Wood and stone carving, letter cutting, joinery, repair of Ecclesiastical woodwork and stone masonry.
Details of current and recently completed projects
The Heart of Oak project began when a rare, carved oak, Renaissance screen was donated to the museum in 2008.
It is thought that the carved oak panels were originally from St Leonard's Chapel, (generally known as the Clock Tower). The carved oak panels could date from c.1534. They were purchased at auction by George Templer, builder of the Haytor granite tramway. One of the project's aims is to commission an art historian to research the origins of the design and choice of symbols and characters depicted in the carved panels of the screen, and possibly even discover the maker. These findings will help to inform the workshops and future exhibitions for the town.
The oak panels were purchased at auction by George Templer, builder of the Haytor granite tramway. He had just married Charlotte Elizabeth Kennaway, daughter to Sir John Kennaway, in 1835 and in 1836 George set about building a beautiful house at Sandford Orleigh on the road from Newton Abbot to Bovey Tracey. The site commanded a view of the River Teign estuary on one side, and to Haytor on the other - and encompassed the triumphs of George's past.
In fitting out his home, George Templer had the carved oak screens made into an enormous vermantel - a chimney/mantelpiece surrounding a fireplace. The panels were put into two rows of 6 panels and joined with a cornice and by caryatids on a framework to hold it all together. The subjects depicted by the screens were not of a religious nature - but more secular, and so would not have looked out of place in the sitting room of the great house.

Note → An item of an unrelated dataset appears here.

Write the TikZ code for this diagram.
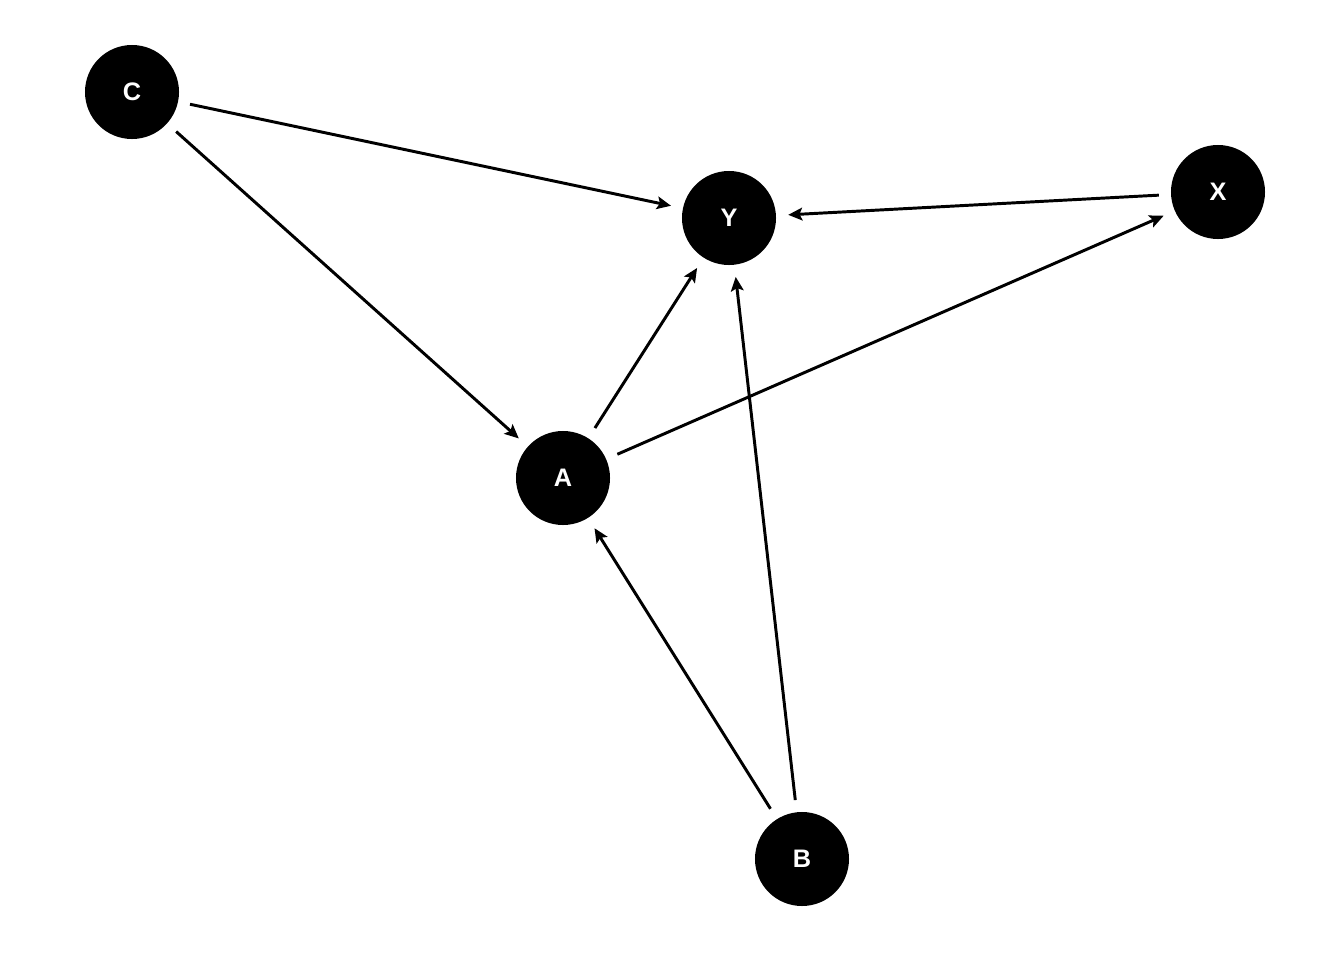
\documentclass[tikz,border=0pt]{standalone}
\usepackage{fontspec}
\setmainfont{Liberation Sans}
\usetikzlibrary{arrows.meta}
\begin{document}
\begin{tikzpicture}[x=0.025cm,y=-0.025cm,
  vnode/.style={circle,fill=black,minimum size=2.35cm,inner sep=0pt,text=white,font=\bfseries\fontsize{18}{20}\selectfont},
  edge/.style={-{Stealth[length=10pt,width=9pt,inset=2pt]},line width=2.1pt,shorten <=0.3cm,shorten >=0.3cm}]
\useasboundingbox[fill=white] (0,0) rectangle (1344,960);
\node[vnode] (C) at (132,92) {C};
\node[vnode] (Y) at (729,218) {Y};
\node[vnode] (X) at (1218,192) {X};
\node[vnode] (A) at (563,478) {A};
\node[vnode] (B) at (802,859) {B};
\draw[edge] (C) -- (Y);
\draw[edge] (C) -- (A);
\draw[edge] (X) -- (Y);
\draw[edge] (A) -- (Y);
\draw[edge] (A) -- (X);
\draw[edge] (B) -- (A);
\draw[edge] (B) -- (Y);
\end{tikzpicture}
\end{document}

Here the screen remained for 175 years. They were seen by George Templer and his numerous guests, and after his death in 1843, by the Victorian explorer of the Nile, Sir Samuel Baker and his wife Florence and their many famous visitors - and down the ages until the house fell under the hammer and was bought by a developer to convert the house into apartments.
In the process of conversion, the vermantel was removed to storage - for 10 years. Eventually the owners of the apartment offered the screen back to the town. The Newton Abbot Town and Great Western Railway Museum took on the challenge to restore the carved screens and surrounds and the Heart of Oak Project was born.